[Records with drawing code]
● ● ● ●

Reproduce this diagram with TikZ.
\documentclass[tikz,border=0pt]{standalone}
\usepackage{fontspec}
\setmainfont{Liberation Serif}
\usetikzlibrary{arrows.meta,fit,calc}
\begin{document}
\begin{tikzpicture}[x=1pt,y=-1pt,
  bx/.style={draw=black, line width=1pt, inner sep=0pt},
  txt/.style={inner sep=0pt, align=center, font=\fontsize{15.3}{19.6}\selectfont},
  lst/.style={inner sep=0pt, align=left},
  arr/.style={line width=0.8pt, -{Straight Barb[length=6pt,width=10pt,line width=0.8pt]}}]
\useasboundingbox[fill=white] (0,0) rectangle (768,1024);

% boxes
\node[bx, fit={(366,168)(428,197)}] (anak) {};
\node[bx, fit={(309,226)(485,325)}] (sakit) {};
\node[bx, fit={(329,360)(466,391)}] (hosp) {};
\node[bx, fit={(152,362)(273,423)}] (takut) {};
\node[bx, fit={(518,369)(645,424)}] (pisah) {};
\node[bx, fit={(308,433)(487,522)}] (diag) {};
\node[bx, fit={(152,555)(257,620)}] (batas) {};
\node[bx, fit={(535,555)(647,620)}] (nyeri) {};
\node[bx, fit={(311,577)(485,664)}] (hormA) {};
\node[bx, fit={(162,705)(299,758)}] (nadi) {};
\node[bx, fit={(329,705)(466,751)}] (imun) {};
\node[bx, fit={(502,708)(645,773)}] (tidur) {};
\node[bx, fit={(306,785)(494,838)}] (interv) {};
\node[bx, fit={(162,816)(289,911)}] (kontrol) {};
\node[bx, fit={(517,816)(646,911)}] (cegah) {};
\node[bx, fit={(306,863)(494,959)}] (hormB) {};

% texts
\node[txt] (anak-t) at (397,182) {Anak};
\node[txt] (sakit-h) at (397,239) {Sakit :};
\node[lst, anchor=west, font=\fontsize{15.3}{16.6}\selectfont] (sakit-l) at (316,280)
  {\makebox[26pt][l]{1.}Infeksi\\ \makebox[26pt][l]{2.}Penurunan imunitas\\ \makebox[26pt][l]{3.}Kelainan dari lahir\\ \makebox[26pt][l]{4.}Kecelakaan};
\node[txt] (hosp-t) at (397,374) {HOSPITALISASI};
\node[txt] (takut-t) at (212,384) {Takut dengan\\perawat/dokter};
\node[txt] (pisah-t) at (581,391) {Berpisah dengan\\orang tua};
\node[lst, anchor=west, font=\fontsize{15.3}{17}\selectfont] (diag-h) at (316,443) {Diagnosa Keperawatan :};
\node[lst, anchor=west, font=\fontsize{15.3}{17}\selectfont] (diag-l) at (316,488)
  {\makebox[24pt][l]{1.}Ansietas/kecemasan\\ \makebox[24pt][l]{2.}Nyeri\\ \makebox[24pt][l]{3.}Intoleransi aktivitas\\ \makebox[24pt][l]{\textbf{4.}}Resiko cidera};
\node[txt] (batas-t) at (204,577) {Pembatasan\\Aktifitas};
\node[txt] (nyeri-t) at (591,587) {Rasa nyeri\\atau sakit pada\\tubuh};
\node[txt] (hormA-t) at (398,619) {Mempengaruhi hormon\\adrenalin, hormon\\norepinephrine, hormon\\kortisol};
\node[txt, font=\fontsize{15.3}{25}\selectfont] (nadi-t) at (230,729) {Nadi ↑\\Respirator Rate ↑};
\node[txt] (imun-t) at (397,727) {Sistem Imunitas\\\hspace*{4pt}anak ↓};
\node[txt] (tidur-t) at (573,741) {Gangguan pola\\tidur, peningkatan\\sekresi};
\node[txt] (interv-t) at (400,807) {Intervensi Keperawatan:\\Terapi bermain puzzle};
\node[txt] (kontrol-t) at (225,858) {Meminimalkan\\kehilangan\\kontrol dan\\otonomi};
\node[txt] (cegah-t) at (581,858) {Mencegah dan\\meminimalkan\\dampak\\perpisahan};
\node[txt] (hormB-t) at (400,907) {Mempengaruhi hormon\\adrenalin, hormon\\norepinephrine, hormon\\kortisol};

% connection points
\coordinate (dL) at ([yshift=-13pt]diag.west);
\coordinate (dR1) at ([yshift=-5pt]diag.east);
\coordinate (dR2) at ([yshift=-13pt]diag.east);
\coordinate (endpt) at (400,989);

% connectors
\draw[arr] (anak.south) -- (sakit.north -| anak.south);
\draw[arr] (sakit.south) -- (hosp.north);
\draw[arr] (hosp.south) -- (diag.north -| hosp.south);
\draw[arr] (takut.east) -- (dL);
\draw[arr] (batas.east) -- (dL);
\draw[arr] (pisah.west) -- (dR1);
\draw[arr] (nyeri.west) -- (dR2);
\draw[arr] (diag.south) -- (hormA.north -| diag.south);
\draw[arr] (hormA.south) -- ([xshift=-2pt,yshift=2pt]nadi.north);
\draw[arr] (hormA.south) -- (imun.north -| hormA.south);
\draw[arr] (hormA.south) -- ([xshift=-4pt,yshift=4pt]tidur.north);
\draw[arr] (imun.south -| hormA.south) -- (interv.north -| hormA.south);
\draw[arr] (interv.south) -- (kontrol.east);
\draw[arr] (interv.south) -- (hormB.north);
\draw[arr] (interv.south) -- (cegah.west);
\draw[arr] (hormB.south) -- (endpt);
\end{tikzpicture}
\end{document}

● ● ● ●

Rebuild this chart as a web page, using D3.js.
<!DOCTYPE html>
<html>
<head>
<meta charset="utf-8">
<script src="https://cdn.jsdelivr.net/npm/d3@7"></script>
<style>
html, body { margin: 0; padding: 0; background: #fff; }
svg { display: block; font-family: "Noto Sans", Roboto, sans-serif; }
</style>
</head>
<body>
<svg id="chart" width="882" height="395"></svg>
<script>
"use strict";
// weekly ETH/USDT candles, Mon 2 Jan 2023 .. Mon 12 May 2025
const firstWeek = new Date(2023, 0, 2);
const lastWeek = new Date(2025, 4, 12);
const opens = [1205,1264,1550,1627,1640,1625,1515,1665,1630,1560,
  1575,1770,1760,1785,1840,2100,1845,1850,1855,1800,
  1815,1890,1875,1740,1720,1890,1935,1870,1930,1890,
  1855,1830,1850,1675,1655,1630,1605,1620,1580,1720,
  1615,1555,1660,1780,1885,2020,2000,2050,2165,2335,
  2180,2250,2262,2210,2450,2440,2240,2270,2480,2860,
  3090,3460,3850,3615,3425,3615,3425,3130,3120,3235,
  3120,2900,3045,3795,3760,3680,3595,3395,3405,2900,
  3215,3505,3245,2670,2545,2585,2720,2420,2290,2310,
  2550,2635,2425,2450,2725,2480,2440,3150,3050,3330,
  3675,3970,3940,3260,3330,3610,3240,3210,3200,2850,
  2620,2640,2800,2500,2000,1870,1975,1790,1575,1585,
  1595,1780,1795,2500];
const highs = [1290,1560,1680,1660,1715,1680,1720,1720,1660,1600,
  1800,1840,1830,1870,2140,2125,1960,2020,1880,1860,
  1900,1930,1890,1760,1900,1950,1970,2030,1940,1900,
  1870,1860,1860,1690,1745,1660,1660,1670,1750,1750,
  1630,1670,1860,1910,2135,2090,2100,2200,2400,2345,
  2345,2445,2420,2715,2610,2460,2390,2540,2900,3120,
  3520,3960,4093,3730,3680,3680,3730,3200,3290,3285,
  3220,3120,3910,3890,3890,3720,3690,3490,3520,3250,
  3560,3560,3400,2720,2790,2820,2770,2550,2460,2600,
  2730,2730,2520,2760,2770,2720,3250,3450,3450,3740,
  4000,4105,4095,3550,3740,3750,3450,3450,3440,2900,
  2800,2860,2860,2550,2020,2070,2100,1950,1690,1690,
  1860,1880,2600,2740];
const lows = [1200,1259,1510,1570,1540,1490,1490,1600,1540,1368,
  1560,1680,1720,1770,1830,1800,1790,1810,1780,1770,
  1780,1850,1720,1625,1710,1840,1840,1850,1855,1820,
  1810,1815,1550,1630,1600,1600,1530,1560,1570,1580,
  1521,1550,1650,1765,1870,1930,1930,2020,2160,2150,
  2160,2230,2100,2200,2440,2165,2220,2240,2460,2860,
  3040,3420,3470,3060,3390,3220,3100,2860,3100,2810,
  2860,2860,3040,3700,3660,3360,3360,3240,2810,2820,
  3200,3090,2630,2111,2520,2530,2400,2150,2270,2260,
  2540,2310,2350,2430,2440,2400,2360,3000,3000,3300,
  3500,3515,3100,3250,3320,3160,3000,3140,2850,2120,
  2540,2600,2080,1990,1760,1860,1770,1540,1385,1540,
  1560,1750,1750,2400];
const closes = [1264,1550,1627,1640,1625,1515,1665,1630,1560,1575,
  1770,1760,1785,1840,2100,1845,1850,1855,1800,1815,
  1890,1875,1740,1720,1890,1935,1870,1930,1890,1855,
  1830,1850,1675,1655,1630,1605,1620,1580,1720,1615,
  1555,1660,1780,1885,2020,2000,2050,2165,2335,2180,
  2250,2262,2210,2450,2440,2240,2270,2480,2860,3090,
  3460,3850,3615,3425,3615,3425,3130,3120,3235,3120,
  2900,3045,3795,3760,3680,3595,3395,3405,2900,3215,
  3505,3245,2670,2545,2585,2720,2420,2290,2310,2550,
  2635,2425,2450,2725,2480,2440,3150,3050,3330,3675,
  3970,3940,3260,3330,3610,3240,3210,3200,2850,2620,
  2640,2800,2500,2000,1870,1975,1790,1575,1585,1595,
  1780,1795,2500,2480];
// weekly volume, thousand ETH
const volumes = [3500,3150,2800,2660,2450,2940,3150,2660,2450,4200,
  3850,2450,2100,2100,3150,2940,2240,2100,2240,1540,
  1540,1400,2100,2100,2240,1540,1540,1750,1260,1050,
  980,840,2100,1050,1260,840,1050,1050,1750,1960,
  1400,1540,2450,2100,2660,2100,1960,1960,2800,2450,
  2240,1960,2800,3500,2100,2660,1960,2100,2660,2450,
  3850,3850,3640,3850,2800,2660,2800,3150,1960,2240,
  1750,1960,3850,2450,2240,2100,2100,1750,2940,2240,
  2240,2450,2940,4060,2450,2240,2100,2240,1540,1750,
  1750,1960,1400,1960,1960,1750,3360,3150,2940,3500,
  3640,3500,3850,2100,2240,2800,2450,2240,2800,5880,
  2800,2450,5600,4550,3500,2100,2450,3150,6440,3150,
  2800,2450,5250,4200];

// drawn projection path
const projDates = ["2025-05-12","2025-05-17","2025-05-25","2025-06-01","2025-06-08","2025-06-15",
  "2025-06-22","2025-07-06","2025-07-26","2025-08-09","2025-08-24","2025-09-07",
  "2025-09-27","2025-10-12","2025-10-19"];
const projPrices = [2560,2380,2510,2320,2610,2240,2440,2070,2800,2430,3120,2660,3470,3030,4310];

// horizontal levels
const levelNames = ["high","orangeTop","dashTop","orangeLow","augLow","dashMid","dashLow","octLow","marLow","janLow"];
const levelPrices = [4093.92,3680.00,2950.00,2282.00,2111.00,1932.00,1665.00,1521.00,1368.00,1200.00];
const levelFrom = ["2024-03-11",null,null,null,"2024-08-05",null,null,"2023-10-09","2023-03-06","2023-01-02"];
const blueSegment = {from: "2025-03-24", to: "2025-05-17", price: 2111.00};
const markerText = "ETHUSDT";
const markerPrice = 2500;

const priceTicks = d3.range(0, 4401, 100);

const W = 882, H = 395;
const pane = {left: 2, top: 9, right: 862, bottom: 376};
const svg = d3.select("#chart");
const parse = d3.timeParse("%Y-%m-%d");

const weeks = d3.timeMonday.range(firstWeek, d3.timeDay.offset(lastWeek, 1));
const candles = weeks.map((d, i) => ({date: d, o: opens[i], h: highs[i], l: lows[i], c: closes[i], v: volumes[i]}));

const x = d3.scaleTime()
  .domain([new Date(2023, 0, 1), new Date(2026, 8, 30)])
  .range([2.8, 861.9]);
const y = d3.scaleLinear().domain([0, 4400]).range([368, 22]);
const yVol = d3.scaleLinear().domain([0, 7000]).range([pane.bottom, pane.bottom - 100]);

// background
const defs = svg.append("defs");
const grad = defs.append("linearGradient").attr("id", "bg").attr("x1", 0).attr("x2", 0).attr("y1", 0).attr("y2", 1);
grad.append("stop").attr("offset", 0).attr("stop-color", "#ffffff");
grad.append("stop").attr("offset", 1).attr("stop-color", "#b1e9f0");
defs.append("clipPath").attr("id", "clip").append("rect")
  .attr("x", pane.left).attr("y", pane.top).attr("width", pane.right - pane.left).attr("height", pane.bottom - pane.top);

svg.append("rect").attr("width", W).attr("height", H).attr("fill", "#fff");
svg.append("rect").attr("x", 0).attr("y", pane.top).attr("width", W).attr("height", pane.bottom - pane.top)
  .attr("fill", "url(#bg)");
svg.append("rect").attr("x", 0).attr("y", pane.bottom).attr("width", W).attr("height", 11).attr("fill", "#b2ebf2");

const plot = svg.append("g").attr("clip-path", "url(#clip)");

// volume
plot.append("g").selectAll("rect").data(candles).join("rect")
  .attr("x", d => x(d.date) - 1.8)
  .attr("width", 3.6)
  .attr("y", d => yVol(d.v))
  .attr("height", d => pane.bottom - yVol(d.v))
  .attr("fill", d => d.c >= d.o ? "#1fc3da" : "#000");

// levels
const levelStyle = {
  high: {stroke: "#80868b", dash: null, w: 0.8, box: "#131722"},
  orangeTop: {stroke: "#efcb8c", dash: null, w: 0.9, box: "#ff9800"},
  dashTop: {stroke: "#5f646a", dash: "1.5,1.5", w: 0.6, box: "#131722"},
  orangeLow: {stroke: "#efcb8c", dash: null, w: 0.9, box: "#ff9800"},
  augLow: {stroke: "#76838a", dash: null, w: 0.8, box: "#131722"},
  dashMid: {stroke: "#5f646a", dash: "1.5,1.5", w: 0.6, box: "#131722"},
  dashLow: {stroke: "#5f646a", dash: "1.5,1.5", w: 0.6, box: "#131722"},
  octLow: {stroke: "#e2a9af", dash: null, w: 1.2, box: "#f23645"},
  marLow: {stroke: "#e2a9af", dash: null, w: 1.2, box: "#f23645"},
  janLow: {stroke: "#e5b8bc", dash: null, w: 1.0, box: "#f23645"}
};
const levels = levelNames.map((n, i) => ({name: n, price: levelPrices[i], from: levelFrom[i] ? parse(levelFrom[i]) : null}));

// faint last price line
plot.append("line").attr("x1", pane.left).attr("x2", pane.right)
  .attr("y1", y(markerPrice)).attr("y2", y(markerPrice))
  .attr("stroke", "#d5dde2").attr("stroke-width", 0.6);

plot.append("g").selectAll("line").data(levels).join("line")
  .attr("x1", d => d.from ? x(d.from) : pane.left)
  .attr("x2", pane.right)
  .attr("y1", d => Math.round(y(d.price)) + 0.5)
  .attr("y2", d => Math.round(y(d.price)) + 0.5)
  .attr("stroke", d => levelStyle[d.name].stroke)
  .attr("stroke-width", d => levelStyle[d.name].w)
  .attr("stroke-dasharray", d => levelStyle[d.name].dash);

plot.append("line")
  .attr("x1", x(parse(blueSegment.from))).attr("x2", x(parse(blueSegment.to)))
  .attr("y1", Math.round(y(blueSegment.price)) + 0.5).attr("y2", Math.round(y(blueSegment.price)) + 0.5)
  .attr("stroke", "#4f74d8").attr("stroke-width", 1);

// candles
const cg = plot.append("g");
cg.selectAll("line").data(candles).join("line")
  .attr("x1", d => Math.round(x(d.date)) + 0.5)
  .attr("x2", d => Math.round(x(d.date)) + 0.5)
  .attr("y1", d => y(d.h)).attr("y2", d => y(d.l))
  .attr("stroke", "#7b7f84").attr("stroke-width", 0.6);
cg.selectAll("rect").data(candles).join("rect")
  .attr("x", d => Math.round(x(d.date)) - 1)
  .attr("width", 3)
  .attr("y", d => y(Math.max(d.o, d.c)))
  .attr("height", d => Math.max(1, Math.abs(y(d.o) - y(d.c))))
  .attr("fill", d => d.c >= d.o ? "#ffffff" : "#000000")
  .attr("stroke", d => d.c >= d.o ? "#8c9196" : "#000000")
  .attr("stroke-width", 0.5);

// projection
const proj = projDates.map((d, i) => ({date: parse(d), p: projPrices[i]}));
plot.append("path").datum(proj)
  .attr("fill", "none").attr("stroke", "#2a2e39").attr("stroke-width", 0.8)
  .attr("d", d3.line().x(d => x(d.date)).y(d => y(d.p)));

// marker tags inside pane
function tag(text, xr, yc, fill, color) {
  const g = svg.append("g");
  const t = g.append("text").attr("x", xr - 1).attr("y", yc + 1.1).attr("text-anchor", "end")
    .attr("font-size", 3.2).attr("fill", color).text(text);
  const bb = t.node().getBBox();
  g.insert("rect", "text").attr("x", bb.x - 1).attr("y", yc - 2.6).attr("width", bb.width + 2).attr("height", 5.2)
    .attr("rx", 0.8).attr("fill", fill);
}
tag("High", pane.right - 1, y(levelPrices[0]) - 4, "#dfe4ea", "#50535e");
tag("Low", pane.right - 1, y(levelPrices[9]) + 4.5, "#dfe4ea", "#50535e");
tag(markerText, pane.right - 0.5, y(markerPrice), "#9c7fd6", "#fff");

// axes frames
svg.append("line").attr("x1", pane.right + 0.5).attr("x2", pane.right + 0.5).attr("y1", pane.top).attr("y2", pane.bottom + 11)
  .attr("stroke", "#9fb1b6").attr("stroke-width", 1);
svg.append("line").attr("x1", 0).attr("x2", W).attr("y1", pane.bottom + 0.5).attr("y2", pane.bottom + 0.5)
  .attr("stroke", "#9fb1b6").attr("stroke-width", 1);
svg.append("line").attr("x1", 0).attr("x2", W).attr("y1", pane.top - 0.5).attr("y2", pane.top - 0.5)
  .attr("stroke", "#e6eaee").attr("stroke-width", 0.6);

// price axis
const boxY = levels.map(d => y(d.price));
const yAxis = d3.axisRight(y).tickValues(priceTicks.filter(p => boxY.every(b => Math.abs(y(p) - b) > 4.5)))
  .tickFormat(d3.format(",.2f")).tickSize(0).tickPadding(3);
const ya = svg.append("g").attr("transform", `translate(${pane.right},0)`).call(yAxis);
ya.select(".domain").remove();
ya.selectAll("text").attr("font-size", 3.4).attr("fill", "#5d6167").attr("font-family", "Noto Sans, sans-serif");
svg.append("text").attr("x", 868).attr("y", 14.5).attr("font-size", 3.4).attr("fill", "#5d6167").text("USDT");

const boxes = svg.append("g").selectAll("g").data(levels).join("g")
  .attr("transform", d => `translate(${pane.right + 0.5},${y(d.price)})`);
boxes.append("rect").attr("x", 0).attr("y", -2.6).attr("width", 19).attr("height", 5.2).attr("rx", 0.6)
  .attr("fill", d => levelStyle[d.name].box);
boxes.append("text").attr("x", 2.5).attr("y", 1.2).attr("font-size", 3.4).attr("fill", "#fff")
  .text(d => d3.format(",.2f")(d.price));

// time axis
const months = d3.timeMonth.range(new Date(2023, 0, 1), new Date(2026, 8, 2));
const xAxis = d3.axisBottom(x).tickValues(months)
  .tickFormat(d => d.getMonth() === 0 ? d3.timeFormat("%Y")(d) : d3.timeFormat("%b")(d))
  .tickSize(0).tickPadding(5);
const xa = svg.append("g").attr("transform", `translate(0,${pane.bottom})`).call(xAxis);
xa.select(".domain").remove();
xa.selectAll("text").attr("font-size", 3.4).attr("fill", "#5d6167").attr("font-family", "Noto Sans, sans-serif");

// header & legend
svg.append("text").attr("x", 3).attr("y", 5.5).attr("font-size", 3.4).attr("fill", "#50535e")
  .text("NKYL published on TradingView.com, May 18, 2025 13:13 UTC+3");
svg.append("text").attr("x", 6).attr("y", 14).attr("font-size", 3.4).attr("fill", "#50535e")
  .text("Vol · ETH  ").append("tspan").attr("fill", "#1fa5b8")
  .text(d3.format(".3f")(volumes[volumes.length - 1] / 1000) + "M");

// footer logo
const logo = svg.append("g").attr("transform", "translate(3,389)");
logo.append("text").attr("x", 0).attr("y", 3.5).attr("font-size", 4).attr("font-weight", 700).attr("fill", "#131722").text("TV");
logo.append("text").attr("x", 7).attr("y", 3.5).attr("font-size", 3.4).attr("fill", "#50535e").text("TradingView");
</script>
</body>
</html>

● ● ● ●

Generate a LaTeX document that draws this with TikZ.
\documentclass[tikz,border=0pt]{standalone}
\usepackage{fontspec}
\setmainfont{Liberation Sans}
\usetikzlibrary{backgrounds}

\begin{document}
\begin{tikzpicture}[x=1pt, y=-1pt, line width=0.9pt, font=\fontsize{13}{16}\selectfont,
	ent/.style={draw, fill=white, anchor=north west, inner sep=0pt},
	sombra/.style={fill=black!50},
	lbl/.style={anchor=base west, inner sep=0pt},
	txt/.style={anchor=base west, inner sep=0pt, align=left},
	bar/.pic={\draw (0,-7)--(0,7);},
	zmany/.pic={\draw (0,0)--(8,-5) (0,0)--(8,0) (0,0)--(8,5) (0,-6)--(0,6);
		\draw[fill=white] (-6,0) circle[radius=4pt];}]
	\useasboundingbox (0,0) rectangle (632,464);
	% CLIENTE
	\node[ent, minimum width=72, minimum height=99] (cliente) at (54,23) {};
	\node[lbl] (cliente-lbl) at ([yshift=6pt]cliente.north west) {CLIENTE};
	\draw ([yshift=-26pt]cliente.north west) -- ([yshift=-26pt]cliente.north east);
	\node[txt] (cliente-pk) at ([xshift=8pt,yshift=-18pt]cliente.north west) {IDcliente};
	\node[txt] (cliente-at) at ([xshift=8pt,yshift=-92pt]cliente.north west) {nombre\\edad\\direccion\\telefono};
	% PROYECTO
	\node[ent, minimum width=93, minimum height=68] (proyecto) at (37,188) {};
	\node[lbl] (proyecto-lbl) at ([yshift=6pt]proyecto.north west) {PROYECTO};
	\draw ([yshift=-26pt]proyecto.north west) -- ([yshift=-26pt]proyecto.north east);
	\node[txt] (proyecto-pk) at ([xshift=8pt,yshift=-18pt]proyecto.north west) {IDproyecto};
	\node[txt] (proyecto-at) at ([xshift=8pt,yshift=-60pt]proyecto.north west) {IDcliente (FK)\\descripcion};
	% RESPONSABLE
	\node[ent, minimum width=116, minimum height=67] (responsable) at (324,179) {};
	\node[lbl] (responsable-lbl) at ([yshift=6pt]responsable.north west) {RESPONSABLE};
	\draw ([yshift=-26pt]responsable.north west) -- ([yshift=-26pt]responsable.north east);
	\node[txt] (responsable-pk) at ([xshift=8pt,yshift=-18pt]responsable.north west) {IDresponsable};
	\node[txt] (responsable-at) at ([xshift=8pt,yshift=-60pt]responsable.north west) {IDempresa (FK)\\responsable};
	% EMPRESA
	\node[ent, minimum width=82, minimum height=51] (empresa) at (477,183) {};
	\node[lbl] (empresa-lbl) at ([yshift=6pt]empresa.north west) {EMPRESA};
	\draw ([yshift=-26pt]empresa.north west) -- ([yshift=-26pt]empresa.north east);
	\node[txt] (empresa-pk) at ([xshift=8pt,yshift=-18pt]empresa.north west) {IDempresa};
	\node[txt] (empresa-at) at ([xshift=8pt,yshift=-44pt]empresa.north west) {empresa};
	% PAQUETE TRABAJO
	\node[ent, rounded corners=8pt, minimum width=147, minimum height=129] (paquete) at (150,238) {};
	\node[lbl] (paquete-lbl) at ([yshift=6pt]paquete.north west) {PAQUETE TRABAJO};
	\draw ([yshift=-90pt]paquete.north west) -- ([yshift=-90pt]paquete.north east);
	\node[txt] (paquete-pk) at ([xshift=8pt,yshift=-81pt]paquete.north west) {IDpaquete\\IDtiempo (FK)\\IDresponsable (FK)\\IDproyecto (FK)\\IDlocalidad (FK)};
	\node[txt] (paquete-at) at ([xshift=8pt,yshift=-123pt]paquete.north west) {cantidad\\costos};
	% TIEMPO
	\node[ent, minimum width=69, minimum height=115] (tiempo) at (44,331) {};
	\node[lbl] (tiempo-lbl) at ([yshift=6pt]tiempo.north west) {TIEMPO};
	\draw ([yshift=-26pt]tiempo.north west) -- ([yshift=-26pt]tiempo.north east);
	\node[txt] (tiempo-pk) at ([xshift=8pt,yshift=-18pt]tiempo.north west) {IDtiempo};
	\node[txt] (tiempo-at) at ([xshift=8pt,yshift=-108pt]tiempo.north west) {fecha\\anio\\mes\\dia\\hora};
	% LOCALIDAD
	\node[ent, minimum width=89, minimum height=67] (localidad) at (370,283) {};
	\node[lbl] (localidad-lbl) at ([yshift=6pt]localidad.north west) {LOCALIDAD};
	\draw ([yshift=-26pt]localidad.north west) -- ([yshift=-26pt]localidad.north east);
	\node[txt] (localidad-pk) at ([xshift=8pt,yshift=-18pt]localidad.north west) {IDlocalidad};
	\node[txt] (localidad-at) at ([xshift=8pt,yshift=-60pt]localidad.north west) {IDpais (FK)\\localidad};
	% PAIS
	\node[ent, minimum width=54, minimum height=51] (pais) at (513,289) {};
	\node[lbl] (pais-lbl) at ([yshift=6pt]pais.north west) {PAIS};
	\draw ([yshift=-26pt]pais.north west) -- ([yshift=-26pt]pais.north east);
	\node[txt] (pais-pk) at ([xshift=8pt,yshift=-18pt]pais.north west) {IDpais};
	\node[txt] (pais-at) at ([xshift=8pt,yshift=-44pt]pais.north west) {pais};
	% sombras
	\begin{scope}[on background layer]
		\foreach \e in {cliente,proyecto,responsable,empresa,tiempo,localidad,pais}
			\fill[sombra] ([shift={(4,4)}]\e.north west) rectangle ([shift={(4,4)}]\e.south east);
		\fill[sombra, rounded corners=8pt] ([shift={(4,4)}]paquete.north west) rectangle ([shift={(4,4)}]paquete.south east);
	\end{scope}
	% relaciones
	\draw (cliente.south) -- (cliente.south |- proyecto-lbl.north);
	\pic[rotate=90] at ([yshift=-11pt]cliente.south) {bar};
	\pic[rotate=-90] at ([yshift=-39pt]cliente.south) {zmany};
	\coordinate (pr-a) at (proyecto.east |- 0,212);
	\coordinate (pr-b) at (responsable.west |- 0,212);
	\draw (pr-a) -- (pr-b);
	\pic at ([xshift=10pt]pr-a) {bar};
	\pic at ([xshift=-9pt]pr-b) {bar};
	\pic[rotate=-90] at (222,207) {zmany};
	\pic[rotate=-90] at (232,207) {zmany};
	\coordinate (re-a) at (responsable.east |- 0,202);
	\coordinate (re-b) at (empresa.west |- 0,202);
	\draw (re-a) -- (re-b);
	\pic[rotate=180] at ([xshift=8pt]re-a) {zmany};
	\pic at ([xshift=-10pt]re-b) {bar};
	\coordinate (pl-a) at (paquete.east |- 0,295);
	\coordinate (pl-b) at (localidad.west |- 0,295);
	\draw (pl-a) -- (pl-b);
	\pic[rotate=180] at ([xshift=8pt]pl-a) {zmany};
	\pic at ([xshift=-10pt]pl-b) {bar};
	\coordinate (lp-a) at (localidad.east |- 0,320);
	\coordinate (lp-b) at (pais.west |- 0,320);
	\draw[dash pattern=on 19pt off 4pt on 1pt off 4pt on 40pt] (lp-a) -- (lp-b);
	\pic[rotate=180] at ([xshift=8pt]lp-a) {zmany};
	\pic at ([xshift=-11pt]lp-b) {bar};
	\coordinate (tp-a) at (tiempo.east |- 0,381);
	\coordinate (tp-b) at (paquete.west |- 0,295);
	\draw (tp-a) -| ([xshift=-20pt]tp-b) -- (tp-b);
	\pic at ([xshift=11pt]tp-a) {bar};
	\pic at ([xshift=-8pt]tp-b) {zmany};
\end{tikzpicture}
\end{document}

● ● ● ●

Reproduce exactly the lines from the line with "Reproduce this diagram with TikZ." to the line with "(0,0) rectangle (768,1024);", both end lines included.

**Exercise result:**
Reproduce this diagram with TikZ.
\documentclass[tikz,border=0pt]{standalone}
\usepackage{fontspec}
\setmainfont{Liberation Serif}
\usetikzlibrary{arrows.meta,fit,calc}
\begin{document}
\begin{tikzpicture}[x=1pt,y=-1pt,
  bx/.style={draw=black, line width=1pt, inner sep=0pt},
  txt/.style={inner sep=0pt, align=center, font=\fontsize{15.3}{19.6}\selectfont},
  lst/.style={inner sep=0pt, align=left},
  arr/.style={line width=0.8pt, -{Straight Barb[length=6pt,width=10pt,line width=0.8pt]}}]
\useasboundingbox[fill=white] (0,0) rectangle (768,1024);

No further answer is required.